Sure I've been getting a bit more sunshine, and loads of exercise. Let's be honest I've been running like my life depends on it, and some days it feels like it does. I've popped all the good supplements and done all the 'right' things to help get my head right again.
But there comes a time when you realise that crying for 45 minutes because you run out of the right coloured pegs to match with the clothes that you are hanging on the line is not indicative of great mental health. I could procrastinate no longer, and made an appointment that made me feel like I was having a heart attack just thinking about it.
Still. The day came. Our lovely country doctor listened to me, he asked questions, he told me I was doing all the 'right' things and sometimes the 'right' things just are not enough. He prescribed me antidepressants that also target anxiety and OCD behaviours and I was sad, happy, relieved and hopeful.
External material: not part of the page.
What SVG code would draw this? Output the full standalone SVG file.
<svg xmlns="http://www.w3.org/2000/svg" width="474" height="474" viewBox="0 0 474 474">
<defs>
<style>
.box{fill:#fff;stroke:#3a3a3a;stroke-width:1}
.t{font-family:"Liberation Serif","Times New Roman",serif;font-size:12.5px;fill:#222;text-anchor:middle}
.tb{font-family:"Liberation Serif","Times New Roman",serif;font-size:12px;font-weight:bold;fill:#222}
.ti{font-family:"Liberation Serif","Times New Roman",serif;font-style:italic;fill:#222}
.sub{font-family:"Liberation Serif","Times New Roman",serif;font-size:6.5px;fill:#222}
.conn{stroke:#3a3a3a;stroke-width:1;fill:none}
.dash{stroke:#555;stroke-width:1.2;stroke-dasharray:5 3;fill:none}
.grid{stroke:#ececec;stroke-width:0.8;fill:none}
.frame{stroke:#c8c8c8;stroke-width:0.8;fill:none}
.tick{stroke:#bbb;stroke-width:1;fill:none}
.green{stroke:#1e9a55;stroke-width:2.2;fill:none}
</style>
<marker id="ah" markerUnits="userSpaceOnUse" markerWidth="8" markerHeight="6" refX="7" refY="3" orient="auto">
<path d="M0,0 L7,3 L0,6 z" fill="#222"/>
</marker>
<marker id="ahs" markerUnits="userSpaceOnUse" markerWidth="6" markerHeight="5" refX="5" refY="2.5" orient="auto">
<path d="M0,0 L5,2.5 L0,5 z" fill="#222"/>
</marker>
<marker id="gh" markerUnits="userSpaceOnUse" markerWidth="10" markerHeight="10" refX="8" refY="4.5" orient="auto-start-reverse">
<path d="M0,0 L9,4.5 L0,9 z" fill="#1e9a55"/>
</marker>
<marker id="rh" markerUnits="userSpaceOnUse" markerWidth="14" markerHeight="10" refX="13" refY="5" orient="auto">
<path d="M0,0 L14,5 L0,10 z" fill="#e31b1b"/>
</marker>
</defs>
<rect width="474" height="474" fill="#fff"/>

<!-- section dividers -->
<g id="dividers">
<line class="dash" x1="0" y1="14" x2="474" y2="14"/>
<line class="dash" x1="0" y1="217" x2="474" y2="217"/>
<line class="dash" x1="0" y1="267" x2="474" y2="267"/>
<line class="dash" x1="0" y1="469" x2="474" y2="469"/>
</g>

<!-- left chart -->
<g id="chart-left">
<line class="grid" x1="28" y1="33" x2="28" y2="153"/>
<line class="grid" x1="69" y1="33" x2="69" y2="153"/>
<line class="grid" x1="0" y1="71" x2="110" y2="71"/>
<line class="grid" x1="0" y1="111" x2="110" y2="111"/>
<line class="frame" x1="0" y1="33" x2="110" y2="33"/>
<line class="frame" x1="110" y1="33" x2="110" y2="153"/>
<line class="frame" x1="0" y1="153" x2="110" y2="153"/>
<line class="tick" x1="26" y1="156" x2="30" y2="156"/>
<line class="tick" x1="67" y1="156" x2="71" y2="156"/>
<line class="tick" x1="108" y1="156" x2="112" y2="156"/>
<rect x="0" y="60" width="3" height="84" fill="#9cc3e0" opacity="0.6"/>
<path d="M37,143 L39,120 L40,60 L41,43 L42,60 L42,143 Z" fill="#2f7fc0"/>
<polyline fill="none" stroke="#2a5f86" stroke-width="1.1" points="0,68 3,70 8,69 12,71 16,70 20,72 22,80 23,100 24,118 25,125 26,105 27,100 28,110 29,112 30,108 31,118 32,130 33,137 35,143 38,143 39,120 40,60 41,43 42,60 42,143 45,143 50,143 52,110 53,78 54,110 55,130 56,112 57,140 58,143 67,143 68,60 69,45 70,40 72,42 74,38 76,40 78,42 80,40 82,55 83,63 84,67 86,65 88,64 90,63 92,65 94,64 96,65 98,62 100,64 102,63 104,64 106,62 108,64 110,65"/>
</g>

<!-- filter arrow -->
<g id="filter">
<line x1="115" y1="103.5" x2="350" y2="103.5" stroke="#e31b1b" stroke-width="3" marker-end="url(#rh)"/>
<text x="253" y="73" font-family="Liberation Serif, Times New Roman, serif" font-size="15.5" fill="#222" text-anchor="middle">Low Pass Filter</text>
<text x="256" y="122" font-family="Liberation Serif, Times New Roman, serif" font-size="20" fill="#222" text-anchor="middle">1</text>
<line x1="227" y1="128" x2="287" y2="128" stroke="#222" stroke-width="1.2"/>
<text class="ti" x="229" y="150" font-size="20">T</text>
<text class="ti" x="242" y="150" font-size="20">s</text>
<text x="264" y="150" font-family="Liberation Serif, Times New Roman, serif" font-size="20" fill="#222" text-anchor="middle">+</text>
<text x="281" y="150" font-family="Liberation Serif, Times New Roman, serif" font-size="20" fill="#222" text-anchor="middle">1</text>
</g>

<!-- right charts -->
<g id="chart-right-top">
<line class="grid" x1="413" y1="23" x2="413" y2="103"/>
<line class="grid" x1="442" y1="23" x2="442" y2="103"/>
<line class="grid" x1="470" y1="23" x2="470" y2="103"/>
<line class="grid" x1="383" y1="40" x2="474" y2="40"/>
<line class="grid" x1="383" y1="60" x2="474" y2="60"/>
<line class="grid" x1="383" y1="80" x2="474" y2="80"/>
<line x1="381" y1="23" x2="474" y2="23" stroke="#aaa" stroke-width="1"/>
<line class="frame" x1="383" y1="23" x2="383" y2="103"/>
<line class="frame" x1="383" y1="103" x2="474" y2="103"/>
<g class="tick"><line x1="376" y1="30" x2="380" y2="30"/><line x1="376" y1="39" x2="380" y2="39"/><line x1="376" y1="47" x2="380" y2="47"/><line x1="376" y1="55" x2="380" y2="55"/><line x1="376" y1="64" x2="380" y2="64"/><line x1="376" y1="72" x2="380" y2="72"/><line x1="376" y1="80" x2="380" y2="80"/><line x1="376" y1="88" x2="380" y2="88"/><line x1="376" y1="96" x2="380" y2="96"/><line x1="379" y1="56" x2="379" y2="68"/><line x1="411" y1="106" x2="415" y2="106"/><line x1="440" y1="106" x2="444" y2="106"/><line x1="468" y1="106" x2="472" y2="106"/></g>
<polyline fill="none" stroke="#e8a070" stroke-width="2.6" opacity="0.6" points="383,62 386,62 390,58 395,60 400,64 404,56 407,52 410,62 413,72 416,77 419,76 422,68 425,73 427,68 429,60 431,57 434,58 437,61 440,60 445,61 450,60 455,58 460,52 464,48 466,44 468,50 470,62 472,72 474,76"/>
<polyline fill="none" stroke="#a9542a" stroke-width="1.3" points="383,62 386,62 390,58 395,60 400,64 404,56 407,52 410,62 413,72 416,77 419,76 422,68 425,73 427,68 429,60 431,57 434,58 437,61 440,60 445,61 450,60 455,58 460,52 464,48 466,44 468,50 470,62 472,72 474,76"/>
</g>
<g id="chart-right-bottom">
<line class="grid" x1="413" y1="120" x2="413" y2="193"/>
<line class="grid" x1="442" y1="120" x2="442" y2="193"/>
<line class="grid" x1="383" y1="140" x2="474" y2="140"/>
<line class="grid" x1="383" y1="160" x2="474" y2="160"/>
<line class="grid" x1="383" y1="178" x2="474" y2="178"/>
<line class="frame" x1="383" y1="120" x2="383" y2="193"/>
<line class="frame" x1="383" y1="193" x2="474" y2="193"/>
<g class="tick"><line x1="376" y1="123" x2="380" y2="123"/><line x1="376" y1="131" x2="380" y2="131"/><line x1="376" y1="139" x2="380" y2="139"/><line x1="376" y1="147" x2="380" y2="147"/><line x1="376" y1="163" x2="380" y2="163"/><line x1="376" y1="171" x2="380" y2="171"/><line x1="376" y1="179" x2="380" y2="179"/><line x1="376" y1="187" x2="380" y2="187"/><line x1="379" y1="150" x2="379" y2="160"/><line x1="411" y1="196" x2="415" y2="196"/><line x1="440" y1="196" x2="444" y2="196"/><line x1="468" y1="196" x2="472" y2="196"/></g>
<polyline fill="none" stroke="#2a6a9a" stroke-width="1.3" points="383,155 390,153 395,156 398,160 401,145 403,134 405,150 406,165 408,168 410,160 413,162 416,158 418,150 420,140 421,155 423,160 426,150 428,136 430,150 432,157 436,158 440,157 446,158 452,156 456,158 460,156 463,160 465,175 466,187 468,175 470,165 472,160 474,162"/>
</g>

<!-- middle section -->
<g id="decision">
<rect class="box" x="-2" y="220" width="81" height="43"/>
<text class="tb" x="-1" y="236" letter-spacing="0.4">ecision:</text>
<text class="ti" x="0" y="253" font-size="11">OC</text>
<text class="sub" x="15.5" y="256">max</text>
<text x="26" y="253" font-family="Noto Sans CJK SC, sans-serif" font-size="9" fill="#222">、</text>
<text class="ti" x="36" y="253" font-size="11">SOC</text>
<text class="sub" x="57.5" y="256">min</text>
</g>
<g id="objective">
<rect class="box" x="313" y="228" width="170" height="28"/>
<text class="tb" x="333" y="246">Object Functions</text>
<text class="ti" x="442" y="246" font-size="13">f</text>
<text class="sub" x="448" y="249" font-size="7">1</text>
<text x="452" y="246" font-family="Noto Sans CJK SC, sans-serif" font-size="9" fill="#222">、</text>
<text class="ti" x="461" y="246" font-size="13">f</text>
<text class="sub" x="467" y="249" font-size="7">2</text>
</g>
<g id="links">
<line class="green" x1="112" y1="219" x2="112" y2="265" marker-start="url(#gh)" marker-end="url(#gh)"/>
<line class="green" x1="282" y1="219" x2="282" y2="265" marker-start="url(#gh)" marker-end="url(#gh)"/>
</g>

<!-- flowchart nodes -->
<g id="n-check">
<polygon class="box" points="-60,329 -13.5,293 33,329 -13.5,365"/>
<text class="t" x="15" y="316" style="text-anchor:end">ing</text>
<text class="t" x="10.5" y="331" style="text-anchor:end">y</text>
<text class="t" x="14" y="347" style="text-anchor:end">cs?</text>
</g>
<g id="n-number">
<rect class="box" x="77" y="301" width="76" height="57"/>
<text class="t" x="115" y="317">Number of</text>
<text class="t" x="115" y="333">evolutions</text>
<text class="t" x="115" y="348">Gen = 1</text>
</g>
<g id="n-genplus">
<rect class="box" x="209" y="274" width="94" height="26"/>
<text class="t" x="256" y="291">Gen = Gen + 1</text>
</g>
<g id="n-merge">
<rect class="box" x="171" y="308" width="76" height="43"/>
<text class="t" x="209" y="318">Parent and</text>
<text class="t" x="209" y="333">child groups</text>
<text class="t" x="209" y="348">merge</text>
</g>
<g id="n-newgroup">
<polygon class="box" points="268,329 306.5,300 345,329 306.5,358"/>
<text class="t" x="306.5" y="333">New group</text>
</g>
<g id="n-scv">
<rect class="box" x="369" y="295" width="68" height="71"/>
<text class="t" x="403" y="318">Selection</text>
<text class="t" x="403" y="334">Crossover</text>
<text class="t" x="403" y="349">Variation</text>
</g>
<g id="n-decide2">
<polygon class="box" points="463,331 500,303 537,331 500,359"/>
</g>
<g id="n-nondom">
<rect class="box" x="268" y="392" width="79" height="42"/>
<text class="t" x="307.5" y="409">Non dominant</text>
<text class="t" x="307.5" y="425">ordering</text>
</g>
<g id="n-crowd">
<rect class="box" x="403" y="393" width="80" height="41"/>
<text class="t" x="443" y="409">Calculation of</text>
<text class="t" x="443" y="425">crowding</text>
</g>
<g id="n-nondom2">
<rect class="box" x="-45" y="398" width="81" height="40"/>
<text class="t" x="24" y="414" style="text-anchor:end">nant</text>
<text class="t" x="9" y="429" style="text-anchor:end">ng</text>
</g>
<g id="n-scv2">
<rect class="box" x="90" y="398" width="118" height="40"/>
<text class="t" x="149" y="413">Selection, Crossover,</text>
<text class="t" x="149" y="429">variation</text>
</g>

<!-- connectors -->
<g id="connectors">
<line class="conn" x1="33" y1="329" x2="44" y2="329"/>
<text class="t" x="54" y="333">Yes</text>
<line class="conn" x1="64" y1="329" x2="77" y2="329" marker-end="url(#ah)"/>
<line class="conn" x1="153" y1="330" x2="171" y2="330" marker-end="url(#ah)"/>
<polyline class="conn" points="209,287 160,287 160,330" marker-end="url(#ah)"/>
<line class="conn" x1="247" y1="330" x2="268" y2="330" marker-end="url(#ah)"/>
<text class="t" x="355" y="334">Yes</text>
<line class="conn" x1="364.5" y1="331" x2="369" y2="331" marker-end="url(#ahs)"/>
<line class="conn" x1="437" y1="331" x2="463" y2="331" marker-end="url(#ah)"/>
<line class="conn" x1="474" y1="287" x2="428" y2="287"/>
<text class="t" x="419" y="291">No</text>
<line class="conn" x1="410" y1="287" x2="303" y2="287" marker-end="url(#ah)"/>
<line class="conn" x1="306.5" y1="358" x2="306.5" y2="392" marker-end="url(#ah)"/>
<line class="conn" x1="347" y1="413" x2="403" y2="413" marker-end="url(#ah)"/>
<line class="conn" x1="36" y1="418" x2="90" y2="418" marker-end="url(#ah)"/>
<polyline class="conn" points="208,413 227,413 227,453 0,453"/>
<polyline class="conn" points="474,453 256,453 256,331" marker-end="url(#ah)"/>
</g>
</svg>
I knew the meds would take a fortnight or so to have any noticeable affect, but I was happy to have a plan.
Then, a few days after I started taking them, my face blew up.
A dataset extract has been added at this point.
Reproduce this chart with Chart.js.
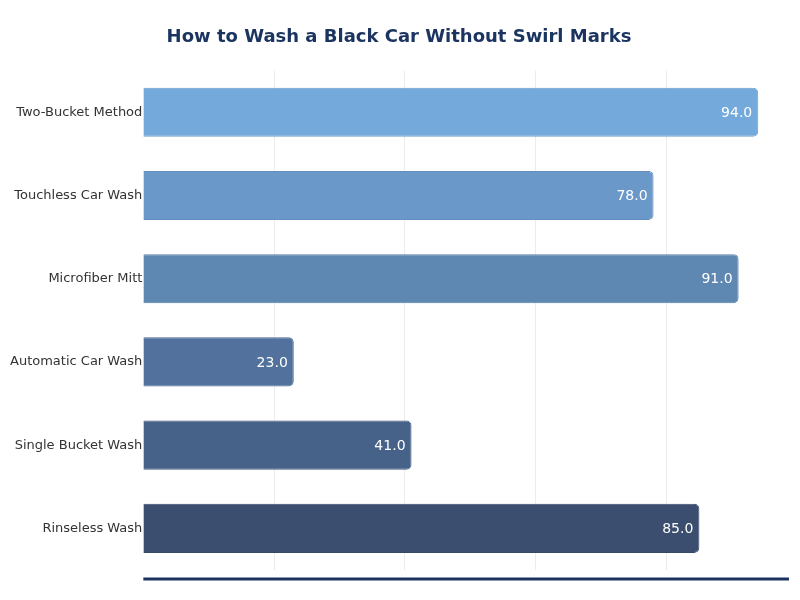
<!DOCTYPE html>
<html>
<head>
<meta charset="utf-8">
<script src="https://cdn.jsdelivr.net/npm/chart.js@4.4.1/dist/chart.umd.min.js"></script>
<style>
  html, body { margin: 0; padding: 0; background: #ffffff; }
  #wrap { width: 800px; height: 600px; }
</style>
</head>
<body>
<div id="wrap"><canvas id="washChart"></canvas></div>
<script>
// Data
const methods = [
  "Two-Bucket Method",
  "Touchless Car Wash",
  "Microfiber Mitt",
  "Automatic Car Wash",
  "Single Bucket Wash",
  "Rinseless Wash"
];
const scores = [94, 78, 91, 23, 41, 85];
const gridStep = 20;

// Bar colours, light to dark
const barColors = ["#74a9db", "#6a98c8", "#5e87b1", "#52729d", "#466289", "#3c4e70"];
const barBorders = ["#6b9fd2", "#628fbf", "#577fa8", "#4b6b95", "#405b81", "#364868"];

// value text at the end of each bar
const valueLabels = {
  id: "valueLabels",
  afterDatasetsDraw(chart) {
    const ctx = chart.ctx;
    const meta = chart.getDatasetMeta(0);
    ctx.save();
    ctx.font = "14px 'DejaVu Sans'";
    ctx.fillStyle = "#ffffff";
    ctx.textAlign = "right";
    ctx.textBaseline = "middle";
    meta.data.forEach((bar, i) => {
      ctx.fillText(scores[i].toFixed(1), bar.x - 6, bar.y + 1);
    });
    ctx.restore();
  }
};

// thick base line under the plot
const baseLine = {
  id: "baseLine",
  afterDraw(chart) {
    const { ctx, chartArea } = chart;
    ctx.save();
    ctx.strokeStyle = "#1b3560";
    ctx.lineWidth = 3;
    ctx.beginPath();
    ctx.moveTo(chartArea.left, chartArea.bottom + 9);
    ctx.lineTo(chartArea.right, chartArea.bottom + 9);
    ctx.stroke();
    ctx.restore();
  }
};

new Chart(document.getElementById("washChart"), {
  type: "bar",
  data: {
    labels: methods,
    datasets: [{
      data: scores,
      backgroundColor: barColors,
      borderColor: barBorders,
      borderWidth: 1,
      borderRadius: 5,
      borderSkipped: "start",
      categoryPercentage: 1,
      barPercentage: 0.59
    }]
  },
  options: {
    indexAxis: "y",
    responsive: true,
    maintainAspectRatio: false,
    animation: false,
    layout: { padding: { left: 9, right: 11, top: 0, bottom: 30 } },
    plugins: {
      legend: { display: false },
      tooltip: { enabled: false },
      title: {
        display: true,
        text: "How to Wash a Black Car Without Swirl Marks",
        color: "#1b3560",
        font: { family: "'DejaVu Sans'", size: 18, weight: "bold" },
        padding: { top: 27, bottom: 22 }
      }
    },
    scales: {
      x: {
        min: 0,
        max: Math.max(...scores) * 1.05,
        ticks: { display: false, stepSize: gridStep },
        afterBuildTicks: axis => {
          axis.ticks = axis.ticks.filter(t => t.value > 0 && t.value % gridStep === 0);
        },
        grid: { color: "#ececec", lineWidth: 1, drawTicks: false },
        border: { display: false }
      },
      y: {
        grid: { display: false, drawTicks: false },
        border: { display: false },
        ticks: {
          color: "#333333",
          padding: 1,
          font: { family: "'DejaVu Sans'", size: 13 }
        }
      }
    }
  },
  plugins: [valueLabels, baseLine]
});
</script>
</body>
</html>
Actually it started with a rash down the side of my face and my neck. Colourless lumps under the skin that itched like buggery. Over the course of an afternoon the rash spread from my scalp to my waist and in my life I have never been so itchy. I was convinced I had brushed up against a weird plant or something and that it would go away by morning. It didn't. Overnight my face felt so hot and tight and I had trouble sleeping.
The next morning I looked like this:
|Just call me Puff Mummy. Who knew even noses and eyelids could swell?|
I Dr Googled. I wept. My little two freaked out and were very upset. My big boy thought it was hilarious. My big girl didn't look at me at all.
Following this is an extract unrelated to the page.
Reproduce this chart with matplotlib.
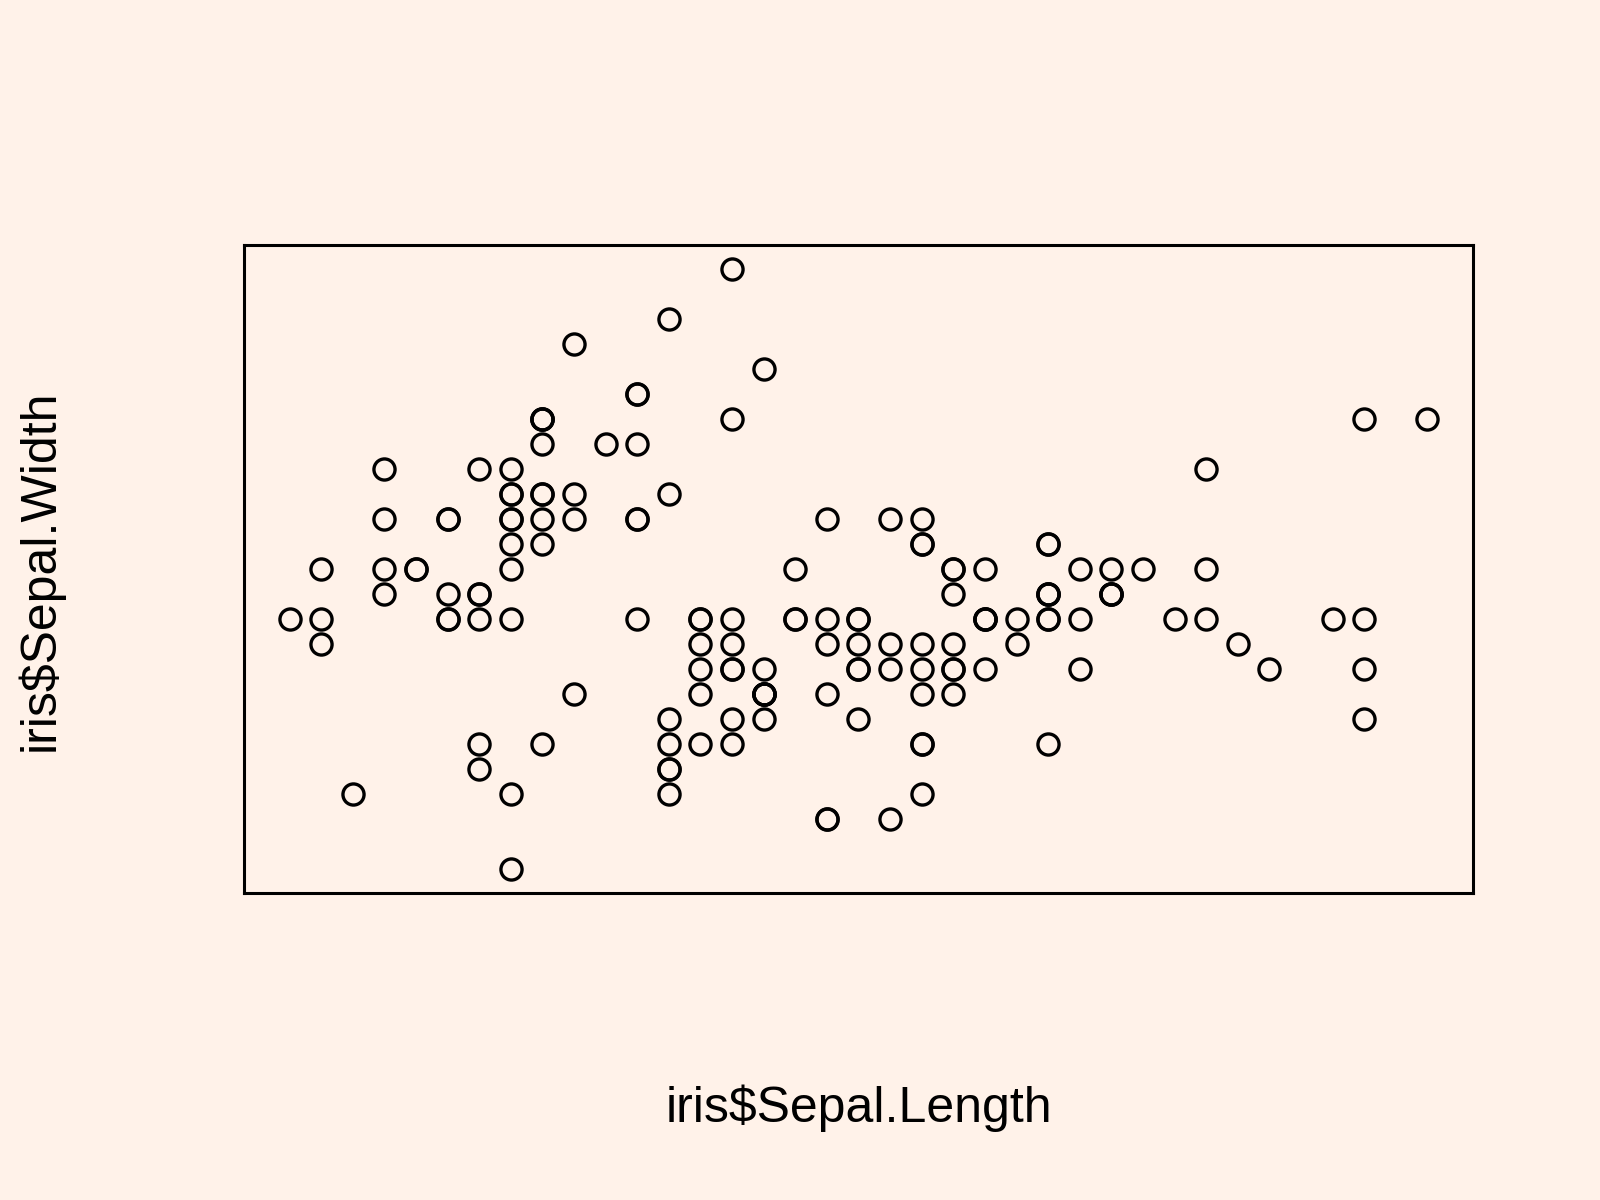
import matplotlib
matplotlib.use('Agg')
import matplotlib.pyplot as plt

# iris data, sepal length and width (setosa, versicolor, virginica)
sepal_length = [
    5.1, 4.9, 4.7, 4.6, 5.0, 5.4, 4.6, 5.0, 4.4, 4.9,
    5.4, 4.8, 4.8, 4.3, 5.8, 5.7, 5.4, 5.1, 5.7, 5.1,
    5.4, 5.1, 4.6, 5.1, 4.8, 5.0, 5.0, 5.2, 5.2, 4.7,
    4.8, 5.4, 5.2, 5.5, 4.9, 5.0, 5.5, 4.9, 4.4, 5.1,
    5.0, 4.5, 4.4, 5.0, 5.1, 4.8, 5.1, 4.6, 5.3, 5.0,
    7.0, 6.4, 6.9, 5.5, 6.5, 5.7, 6.3, 4.9, 6.6, 5.2,
    5.0, 5.9, 6.0, 6.1, 5.6, 6.7, 5.6, 5.8, 6.2, 5.6,
    5.9, 6.1, 6.3, 6.1, 6.4, 6.6, 6.8, 6.7, 6.0, 5.7,
    5.5, 5.5, 5.8, 6.0, 5.4, 6.0, 6.7, 6.3, 5.6, 5.5,
    5.5, 6.1, 5.8, 5.0, 5.6, 5.7, 5.7, 6.2, 5.1, 5.7,
    6.3, 5.8, 7.1, 6.3, 6.5, 7.6, 4.9, 7.3, 6.7, 7.2,
    6.5, 6.4, 6.8, 5.7, 5.8, 6.4, 6.5, 7.7, 7.7, 6.0,
    6.9, 5.6, 7.7, 6.3, 6.7, 7.2, 6.2, 6.1, 6.4, 7.2,
    7.4, 7.9, 6.4, 6.3, 6.1, 7.7, 6.3, 6.4, 6.0, 6.9,
    6.7, 6.9, 5.8, 6.8, 6.7, 6.7, 6.3, 6.5, 6.2, 5.9,
]
sepal_width = [
    3.5, 3.0, 3.2, 3.1, 3.6, 3.9, 3.4, 3.4, 2.9, 3.1,
    3.7, 3.4, 3.0, 3.0, 4.0, 4.4, 3.9, 3.5, 3.8, 3.8,
    3.4, 3.7, 3.6, 3.3, 3.4, 3.0, 3.4, 3.5, 3.4, 3.2,
    3.1, 3.4, 4.1, 4.2, 3.1, 3.2, 3.5, 3.6, 3.0, 3.4,
    3.5, 2.3, 3.2, 3.5, 3.8, 3.0, 3.8, 3.2, 3.7, 3.3,
    3.2, 3.2, 3.1, 2.3, 2.8, 2.8, 3.3, 2.4, 2.9, 2.7,
    2.0, 3.0, 2.2, 2.9, 2.9, 3.1, 3.0, 2.7, 2.2, 2.5,
    3.2, 2.8, 2.5, 2.8, 2.9, 3.0, 2.8, 3.0, 2.9, 2.6,
    2.4, 2.4, 2.7, 2.7, 3.0, 3.4, 3.1, 2.3, 3.0, 2.5,
    2.6, 3.0, 2.6, 2.3, 2.7, 3.0, 2.9, 2.9, 2.5, 2.8,
    3.3, 2.7, 3.0, 2.9, 3.0, 3.0, 2.5, 2.9, 2.5, 3.6,
    3.2, 2.7, 3.0, 2.5, 2.8, 3.2, 3.0, 3.8, 2.6, 2.2,
    3.2, 2.8, 2.8, 2.7, 3.3, 3.2, 2.8, 3.0, 2.8, 3.0,
    2.8, 3.8, 2.8, 2.8, 2.6, 3.0, 3.4, 3.1, 3.0, 3.1,
    3.1, 3.1, 2.7, 3.2, 3.3, 3.0, 2.5, 3.0, 3.4, 3.0,
]

bg = '#FFF2E9'
plt.rcParams['font.family'] = ['Liberation Sans', 'DejaVu Sans']

fig = plt.figure(figsize=(16, 12), dpi=100, facecolor=bg)
ax = fig.add_axes([244 / 1600, 1 - 893 / 1200, (1473 - 244) / 1600, (893 - 245) / 1200])
ax.set_facecolor(bg)

ax.plot(sepal_length, sepal_width, 'o', linestyle='none', markersize=15.2,
        markerfacecolor='none', markeredgecolor='black', markeredgewidth=2.4)

# R style axis range: data range extended by 4% on each side
xmin, xmax = min(sepal_length), max(sepal_length)
ymin, ymax = min(sepal_width), max(sepal_width)
dx = (xmax - xmin) * 0.04
dy = (ymax - ymin) * 0.04
ax.set_xlim(xmin - dx, xmax + dx)
ax.set_ylim(ymin - dy, ymax + dy)

ax.set_xticks([])
ax.set_yticks([])
for s in ax.spines.values():
    s.set_linewidth(2.2)
    s.set_color('black')

fig.text((244 + 1473) / 2 / 1600, 1 - 1122 / 1200, 'iris$Sepal.Length',
         fontsize=36, ha='center', va='baseline')
fig.text(54 / 1600, 1 - 570 / 1200, 'iris$Sepal.Width', fontsize=36,
         rotation=90, rotation_mode='anchor', ha='center', va='baseline')

fig.savefig('out.png', dpi=100, facecolor=bg)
The Supertrucker took the day off to get me to the doctor as I could not see properly. The GP saw me straight away, identified it as a rare reaction to the new medication and prescribed me steroids to help with the swelling.
It's been a few days now, and I'm starting to see myself in my face again. My big girl has been incredibly distressed, crying because I don't look like her Mum. I don't care much for it either, and am so shocked having not had a known allergy (aside from avocado which is more an intolerance) in my entire life. Oh look. I am the 1%.
|The first ever completely non surgical eyelift in 24 hours!|
No wrinkles! Sadly, no other features either.
Thanks to my gorgeous friend Glowless for pointing out the upside ;p
Here's a bizarre fact. If you go for a run while your face is double its normal size, you can feel your whole face dragging up and down with every step. It is weird. And not really nice!
So anyway, after screwing up my courage and making that first appointment I am heading back next week by which time I'll hopefully look and feel a bit more like myself and we can try and find an alternative that doesn't turn me into the Michelin Man. I am even more nervous because a week of scratching my face off hasn't done a whole lot for my confidence... but I live in hope.
Do you have allergies? I have a whole new appreciation for families that live with them now!